Most of Amtrak's railroad police from Washington to Boston refused to work yesterday in a union dispute over the arrest powers of the 362-member police force, and the police union picketed New York's Penn Station and other sites -- including Union Station here -- in an effort to shut down the system.
Amtrak obtained a court order at 10 o'clock last night from U.S. District Judge Stanley S. Harris prohibiting picketing or disrupting operations. Harris scheduled a hearing at 10 a.m. today on Amtrak's request for an order banning the sickout by protesting police throughout the Northeast corridor.
Police pickets at both Penn Station and Union Station dispersed late last night after they were notified of the court order, and Amtrak spokeswoman Sue Martin said shortly before midnight that no disruptions of service were expected overnight. "We do not anticipate any further problems right now," she said.
Amtrak said in court papers that if the police strike and picket, "such actions would halt all train service whenever they took place." Other rail unions, including the train engineers, would be expected to honor the picket lines and possibly shut the Amtrak system, according to union and company sources.
Amtrak officials said last night there was no disruption in service of its 110 daily trains, but added that if the walkout succeeds it could cost the system up to $700,000 a day.
Management personnel were used to replace the members of the American Federation of Railroad Police, who either called in sick Tuesday night or claimed illness yesterday and went home. On yesterday's work shifts, Amtrak told the court the numbers of police absent included 26 out of 31 in Washington, 56 of 68 in New York, and 20 of 28 in Philadelphia.
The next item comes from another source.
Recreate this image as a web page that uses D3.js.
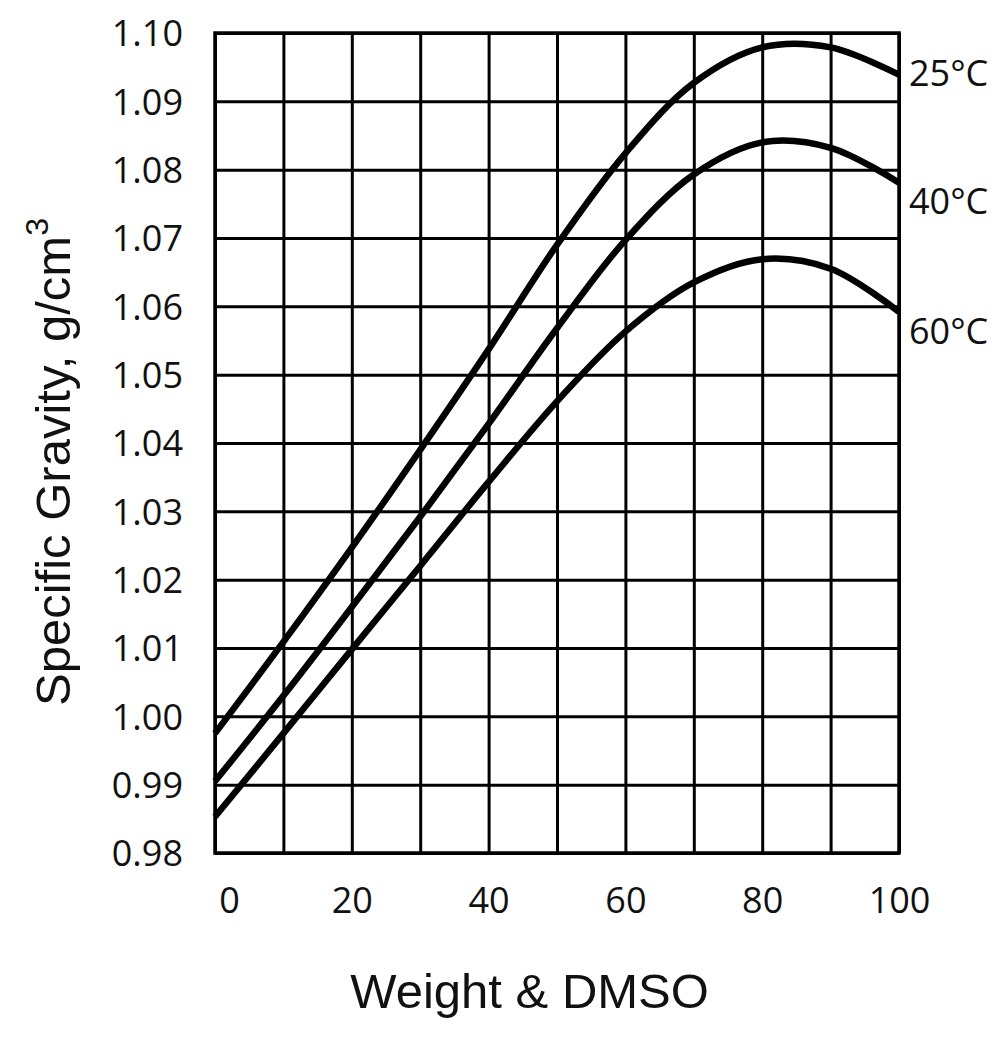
<!DOCTYPE html>
<html>
<head>
<meta charset="utf-8">
<script src="https://cdn.jsdelivr.net/npm/d3@7"></script>
<style>
  body { margin: 0; background: #fff; }
  svg { display: block; }
  .tick text { font-family: "Open Sans", sans-serif; font-size: 36px; fill: #111; }
  .title { font-family: "Liberation Sans", Arial, sans-serif; font-size: 49px; fill: #111; }
  .label { font-family: "Open Sans", sans-serif; font-size: 36px; fill: #111; }
</style>
</head>
<body>
<div id="chart"></div>
<script>
// weight % DMSO sampled along the curves
var weights = [0, 10, 20, 30, 40, 50, 60, 70, 80, 90, 100];

// specific gravity, one array per temperature
var sg25 = [0.9975, 1.0109, 1.0247, 1.0390, 1.0537, 1.0690, 1.0824, 1.0927, 1.0979, 1.0979, 1.0939];
var sg40 = [0.9905, 1.0030, 1.0160, 1.0292, 1.0428, 1.0568, 1.0697, 1.0793, 1.0840, 1.0832, 1.0781];
var sg60 = [0.9853, 0.9975, 1.0098, 1.0220, 1.0343, 1.0461, 1.0563, 1.0635, 1.0669, 1.0655, 1.0592];

var seriesNames = ["25°C", "40°C", "60°C"];
var seriesValues = [sg25, sg40, sg60];

var xTicks = [0, 10, 20, 30, 40, 50, 60, 70, 80, 90, 100];
var xTickLabels = ["0", "", "20", "", "40", "", "60", "", "80", "", "100"];
var yTicks = [0.98, 0.99, 1.00, 1.01, 1.02, 1.03, 1.04, 1.05, 1.06, 1.07, 1.08, 1.09, 1.10];

var margin = {top: 33, right: 101, bottom: 184, left: 215},
    width = 1000 - margin.left - margin.right,
    height = 1037 - margin.top - margin.bottom;

var svg = d3.select("#chart").append("svg")
    .attr("width", 1000)
    .attr("height", 1037)
  .append("g")
    .attr("transform", "translate(" + margin.left + "," + margin.top + ")");

var x = d3.scaleLinear().domain([0, 100]).range([0, width]);
var y = d3.scaleLinear().domain([0.98, 1.10]).range([height, 0]);

// vertical grid + bottom labels
var xAxis = svg.append("g")
    .attr("transform", "translate(0," + height + ")")
    .call(d3.axisBottom(x)
        .tickValues(xTicks)
        .tickSize(-height)
        .tickPadding(0)
        .tickFormat(function(d, i) { return xTickLabels[i]; }));
xAxis.select(".domain").remove();
xAxis.selectAll(".tick line").attr("stroke", "#000").attr("stroke-width", 3);
xAxis.selectAll(".tick text")
    .attr("y", 0)
    .attr("dy", 60)
    .attr("dx", function(d) { return d === 0 ? 14 : 0; });

// horizontal grid + left labels
var yAxis = svg.append("g")
    .call(d3.axisLeft(y)
        .tickValues(yTicks)
        .tickSize(-width)
        .tickPadding(32)
        .tickFormat(d3.format(".2f")));
yAxis.select(".domain").remove();
yAxis.selectAll(".tick line").attr("stroke", "#000").attr("stroke-width", 3);
yAxis.selectAll(".tick text").attr("dy", "0.36em");

// frame
svg.append("rect")
    .attr("width", width)
    .attr("height", height)
    .attr("fill", "none")
    .attr("stroke", "#000")
    .attr("stroke-width", 3.5);

var line = d3.line()
    .x(function(d, i) { return x(weights[i]); })
    .y(function(d) { return y(d); })
    .curve(d3.curveCatmullRom.alpha(0.5));

svg.selectAll("path.curve")
    .data(seriesValues)
  .enter().append("path")
    .attr("class", "curve")
    .attr("d", line)
    .attr("fill", "none")
    .attr("stroke", "#000")
    .attr("stroke-width", 6.5);

// temperature labels at the right end of each curve
var labelOffsets = [11, 31, 32];
svg.selectAll("text.label")
    .data(seriesNames)
  .enter().append("text")
    .attr("class", "label")
    .attr("x", width + 10)
    .attr("y", function(d, i) {
        var v = seriesValues[i];
        return y(v[v.length - 1]) + labelOffsets[i];
    })
    .text(function(d) { return d; });

// axis titles
svg.append("text")
    .attr("class", "title")
    .attr("x", x(46))
    .attr("y", height + 155)
    .attr("text-anchor", "middle")
    .text("Weight & DMSO");

var yTitle = svg.append("text")
    .attr("class", "title")
    .attr("transform", "translate(" + (70 - margin.left) + "," + (462 - margin.top) + ") rotate(-90)")
    .attr("text-anchor", "middle");
yTitle.append("tspan").text("Specific Gravity, g/cm");
yTitle.append("tspan")
    .attr("dy", -22)
    .style("font-size", "32px")
    .text("3");
</script>
</body>
</html>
The dispute was sparked by two arrests made over the weekend by police employed by New Jersey Transit Inc., a commuter railroad that uses Amtrak-owned tracks within that state. The walkout follows a long-running dispute between the company and the union, which has been working without a contract for nearly a year.
The American Federation of Railroad Police said the arrests performed by the New Jersey officers were a violation of the labor contract, which gives the union "exclusive police functions" over all Amtrak property, including trains, tracks and stations owned by Amtrak, said union lawyer Erick F. Larsen.
New Jersey Transit police also processed the arrests, a duty normally assigned to Amtrak police, Larsen said.
Amtrak spokesman Clifford Black said the rail arrests involve "quite a bit of paper work, which permits the filing of overtime claims" by police, "and it is quite conceivable that they want to be in a position to take advantage of that overtime."
Larsen said the Amtrak police believe the company is trying to "bust the union" for financial reasons, but also because union officials testified last year before a House subcommittee on government and transportation, and "they told Congress that Amtrak labor relations is a kangaroo zoo" of poor management.